Lewin, la otra autora de la investigación, destaca el machismo de la Iglesia y los distintos grados de religiosidad dentro de las Fuerzas armadas.
—¿Cuánto pesa en la construcción de la cultura machista la incidencia del culto católico que decían profesar algunos de los militares que llevaron adelante la dictadura?
—Miriam Lewin: No todos los militares eran muy religiosos. Podría decirse que de las tres fuerzas, la más católica era la Fuerza Aérea. La Marina era más liberal en un punto, sin que esto obste para que cuando tuvieron que ocultar a un grupo de prisioneros fuera la Iglesia la que les cedió una isla de su propiedad en el Tigre, que se convirtió en un centro de secuestro y tortura.
—Olga Wornat: Yo escribí un libro que se llamó Nuestra Santa Madre, que no sólo cuenta la historia de la Iglesia Católica sino también la gran complicidad directa con lo que sucedió en la Argentina durante la última dictadura militar y en todas las dictaduras anteriores. Los militares –la Marina también aunque eran masones– buscaron colocarse bajo el paraguas de la Iglesia Católica que participó en algunos casos directamente en los campos de concentración hablando con los secuestrados para que confesaran, como fue el caso de monseñor Plaza, que ejerció como arzobispo de La Plata y que no solamente entregó a su sobrino sino que también visitó los campos de concentración de La Plata, Berisso y Ensenada. Sin ir más lejos, los casos de comunión a los dictadores –hay fotografías de eso– no se hubieran hecho sin la complicidad de la Iglesia Católica, como también de la sociedad civil. Por eso fue una dictadura cívico militar y religiosa.

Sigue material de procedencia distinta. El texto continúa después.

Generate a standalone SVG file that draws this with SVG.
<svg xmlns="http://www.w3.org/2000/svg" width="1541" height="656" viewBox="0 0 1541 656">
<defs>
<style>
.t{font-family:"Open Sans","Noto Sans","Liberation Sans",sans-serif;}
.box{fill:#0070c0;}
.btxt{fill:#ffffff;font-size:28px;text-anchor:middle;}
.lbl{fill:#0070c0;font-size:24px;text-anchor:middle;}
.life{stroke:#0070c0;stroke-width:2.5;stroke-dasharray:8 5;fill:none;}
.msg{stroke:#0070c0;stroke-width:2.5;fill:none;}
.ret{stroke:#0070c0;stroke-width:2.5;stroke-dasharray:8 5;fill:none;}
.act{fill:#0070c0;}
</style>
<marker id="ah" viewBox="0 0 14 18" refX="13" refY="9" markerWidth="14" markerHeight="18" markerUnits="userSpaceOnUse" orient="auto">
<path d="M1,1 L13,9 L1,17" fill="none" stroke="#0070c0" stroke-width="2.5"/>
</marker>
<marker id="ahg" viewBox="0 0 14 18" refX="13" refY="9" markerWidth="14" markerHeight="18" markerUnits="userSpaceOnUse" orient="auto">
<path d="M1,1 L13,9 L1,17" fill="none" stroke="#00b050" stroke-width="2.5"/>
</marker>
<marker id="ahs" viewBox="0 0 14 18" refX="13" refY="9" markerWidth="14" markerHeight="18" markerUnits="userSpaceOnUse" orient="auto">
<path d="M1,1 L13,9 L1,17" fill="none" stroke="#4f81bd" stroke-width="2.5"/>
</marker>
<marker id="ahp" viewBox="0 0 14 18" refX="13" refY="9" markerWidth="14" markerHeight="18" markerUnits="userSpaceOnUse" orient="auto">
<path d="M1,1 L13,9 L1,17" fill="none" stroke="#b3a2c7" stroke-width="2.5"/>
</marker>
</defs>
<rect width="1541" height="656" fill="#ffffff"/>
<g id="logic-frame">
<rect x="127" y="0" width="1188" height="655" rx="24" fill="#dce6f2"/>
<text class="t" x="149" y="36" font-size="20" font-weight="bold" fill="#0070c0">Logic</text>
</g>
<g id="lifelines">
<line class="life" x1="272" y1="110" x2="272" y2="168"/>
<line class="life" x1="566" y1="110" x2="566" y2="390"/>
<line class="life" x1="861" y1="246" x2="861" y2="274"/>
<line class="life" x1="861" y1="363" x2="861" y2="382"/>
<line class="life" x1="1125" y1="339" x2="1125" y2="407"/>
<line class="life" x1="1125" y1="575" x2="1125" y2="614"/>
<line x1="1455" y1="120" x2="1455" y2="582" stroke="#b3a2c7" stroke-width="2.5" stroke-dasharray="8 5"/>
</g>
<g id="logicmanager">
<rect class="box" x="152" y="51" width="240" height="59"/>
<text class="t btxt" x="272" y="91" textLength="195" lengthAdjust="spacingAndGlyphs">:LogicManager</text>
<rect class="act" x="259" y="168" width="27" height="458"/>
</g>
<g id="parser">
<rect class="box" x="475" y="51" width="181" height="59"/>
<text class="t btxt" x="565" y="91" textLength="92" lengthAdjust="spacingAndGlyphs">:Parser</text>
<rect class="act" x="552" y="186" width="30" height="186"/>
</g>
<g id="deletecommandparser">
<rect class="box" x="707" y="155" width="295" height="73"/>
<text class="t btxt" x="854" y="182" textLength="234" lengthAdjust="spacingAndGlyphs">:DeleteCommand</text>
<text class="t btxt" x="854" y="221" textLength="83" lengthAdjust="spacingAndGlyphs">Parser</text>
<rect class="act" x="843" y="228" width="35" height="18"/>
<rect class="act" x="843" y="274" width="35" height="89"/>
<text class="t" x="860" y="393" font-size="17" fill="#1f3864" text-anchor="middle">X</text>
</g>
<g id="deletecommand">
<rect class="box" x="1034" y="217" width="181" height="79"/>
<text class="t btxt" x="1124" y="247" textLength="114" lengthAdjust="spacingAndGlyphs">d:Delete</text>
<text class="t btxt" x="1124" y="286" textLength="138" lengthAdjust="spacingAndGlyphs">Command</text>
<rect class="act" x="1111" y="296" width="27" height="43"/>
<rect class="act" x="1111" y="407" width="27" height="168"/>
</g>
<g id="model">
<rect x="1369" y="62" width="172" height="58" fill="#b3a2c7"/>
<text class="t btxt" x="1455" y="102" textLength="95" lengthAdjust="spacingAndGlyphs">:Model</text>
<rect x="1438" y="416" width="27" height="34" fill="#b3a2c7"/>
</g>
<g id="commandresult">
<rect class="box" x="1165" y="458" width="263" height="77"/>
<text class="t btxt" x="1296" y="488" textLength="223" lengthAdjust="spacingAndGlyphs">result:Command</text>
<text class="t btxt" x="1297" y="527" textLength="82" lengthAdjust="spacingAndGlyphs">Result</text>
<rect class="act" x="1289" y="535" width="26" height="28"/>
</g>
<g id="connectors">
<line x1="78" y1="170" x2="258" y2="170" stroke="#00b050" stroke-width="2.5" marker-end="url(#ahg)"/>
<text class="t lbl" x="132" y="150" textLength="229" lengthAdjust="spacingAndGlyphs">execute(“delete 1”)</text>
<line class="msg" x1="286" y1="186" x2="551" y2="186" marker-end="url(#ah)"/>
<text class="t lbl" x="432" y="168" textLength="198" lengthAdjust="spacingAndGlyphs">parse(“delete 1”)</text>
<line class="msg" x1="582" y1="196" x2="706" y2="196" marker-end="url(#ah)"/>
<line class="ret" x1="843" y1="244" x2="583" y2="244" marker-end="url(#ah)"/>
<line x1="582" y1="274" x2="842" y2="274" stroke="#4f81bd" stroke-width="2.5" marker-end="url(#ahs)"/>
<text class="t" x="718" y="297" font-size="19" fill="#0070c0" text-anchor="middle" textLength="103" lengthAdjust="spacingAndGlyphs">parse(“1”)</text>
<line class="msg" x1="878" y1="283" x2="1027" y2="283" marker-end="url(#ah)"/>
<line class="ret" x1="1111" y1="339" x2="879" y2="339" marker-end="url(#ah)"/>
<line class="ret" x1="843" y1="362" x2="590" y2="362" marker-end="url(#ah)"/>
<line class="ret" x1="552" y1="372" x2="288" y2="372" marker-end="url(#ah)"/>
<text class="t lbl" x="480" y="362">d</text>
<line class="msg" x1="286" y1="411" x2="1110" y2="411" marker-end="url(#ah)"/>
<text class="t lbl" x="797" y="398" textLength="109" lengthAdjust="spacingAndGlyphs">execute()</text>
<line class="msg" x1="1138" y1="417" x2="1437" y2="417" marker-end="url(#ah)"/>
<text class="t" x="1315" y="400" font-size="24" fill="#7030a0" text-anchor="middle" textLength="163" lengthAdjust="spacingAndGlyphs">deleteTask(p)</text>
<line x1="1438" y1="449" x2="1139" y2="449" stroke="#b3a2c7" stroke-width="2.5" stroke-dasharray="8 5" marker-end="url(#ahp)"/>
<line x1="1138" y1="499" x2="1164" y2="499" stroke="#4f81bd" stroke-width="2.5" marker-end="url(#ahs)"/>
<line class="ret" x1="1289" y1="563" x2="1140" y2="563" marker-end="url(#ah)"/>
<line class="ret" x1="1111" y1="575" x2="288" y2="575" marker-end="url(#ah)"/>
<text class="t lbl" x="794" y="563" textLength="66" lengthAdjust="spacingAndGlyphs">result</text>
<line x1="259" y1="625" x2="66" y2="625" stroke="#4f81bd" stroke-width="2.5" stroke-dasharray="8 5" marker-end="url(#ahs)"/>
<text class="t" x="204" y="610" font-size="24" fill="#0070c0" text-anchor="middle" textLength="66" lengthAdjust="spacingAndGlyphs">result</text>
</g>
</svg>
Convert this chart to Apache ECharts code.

—¿Ven algún paralelismo entre el discurso de “salvar las dos vidas” que se consolida hoy entre quienes se oponen a la legalización del aborto y el plan sistemático de secuestro de bebés y asesinatos de sus madres durante la dictadura?
—M. L.: Casualmente, entre muchos de los que pregonan que hay que salvar las dos vidas, hay algunos que se apropiaron de bebés y asesinaron a sus madres, porque esos chicos tenían que crecer en una familia “bien”.
—O.W.: Sí, algo hay ahí que tiene que ver con eso de decir “no importa la mujer”, aunque los tiempos son distintos. En aquel momento también, de alguna manera, reinaba ese pensamiento de salvar a los chicos, aunque algunos chicos no se salvaron porque mataron mujeres embarazadas. El planteo de las dos vidas es un planteo de la más extrema derecha del conservadurismo, no solamente argentino porque existen en todas partes con un alto contenido del catolicismo más retrógrado, y los grupos evangélicos. Como contamos en el libro, Elena Alfaro se salva porque ella fue educada en un colegio de monjas, y cuando el jefe del campo de concentración El Vesubio le pregunta a ella si quería entregar a su hijo “a decentes y honestas familia de militares”, ella le responde muy hábilmente que tenía que “cargar con esa cruz”, que así le habían enseñado en el colegio. Y eso fue lo que la salva. Ése era el pensamiento que tenía sobre todo el Ejército, que salía a matar con el crucifijo colgado. Eso se veía mucho en todos los campos de concentración: los militares primero rezaban y después salían a secuestrar.